Make The Tool Explain Its Reasoning, Then Disagree
One useful practice is to ask for reasons. If a response suggests cutting a paragraph, ask why. If it flags a tonal shift, ask what evidence supports that reading. If it says a character’s motivation is unclear, ask where the confusion begins.
Then disagree with it.
Not performatively. Seriously. Test the advice against the work. Sometimes the response will be right. Sometimes it will be wrong in a revealing way. The act of disagreement is valuable because it forces the writer to articulate a standard.
The goal is not obedience. The goal is clearer judgment.
Keep Human Reading In The Life Of The Work
AI cannot replace the experience of a trusted reader who understands context, taste, silence, and risk. A person can say, “I know what you were trying to do here, but I do not think the scene has forgiven itself yet.” A person can recognize when a flaw is actually a door. A person can care about the work across time.
Writers should not let automated feedback become their only feedback. It may be convenient, but convenience is not the same as literary intelligence. Good human readers remain essential, especially for questions of emotional truth, cultural context, ethical risk, and voice.
A Better Definition Of Better
Can AI make you a better writer?

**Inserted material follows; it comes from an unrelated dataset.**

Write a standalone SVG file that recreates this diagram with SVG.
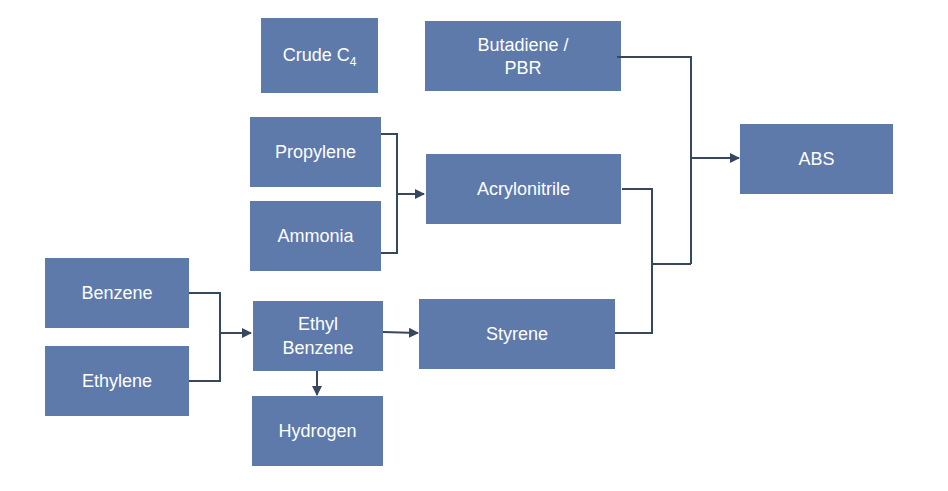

It can help only if “better” means more attentive, more precise, more skeptical, and more responsible for the work. It cannot make you better by relieving you of authorship. That would be a bargain with a hidden cost.
Use it to notice patterns. Use it to create distance. Use it to test whether the page communicates what you think it communicates. Use it to generate questions you might have missed.
Then do the harder part yourself.
The writer improves by making choices. Protect that practice.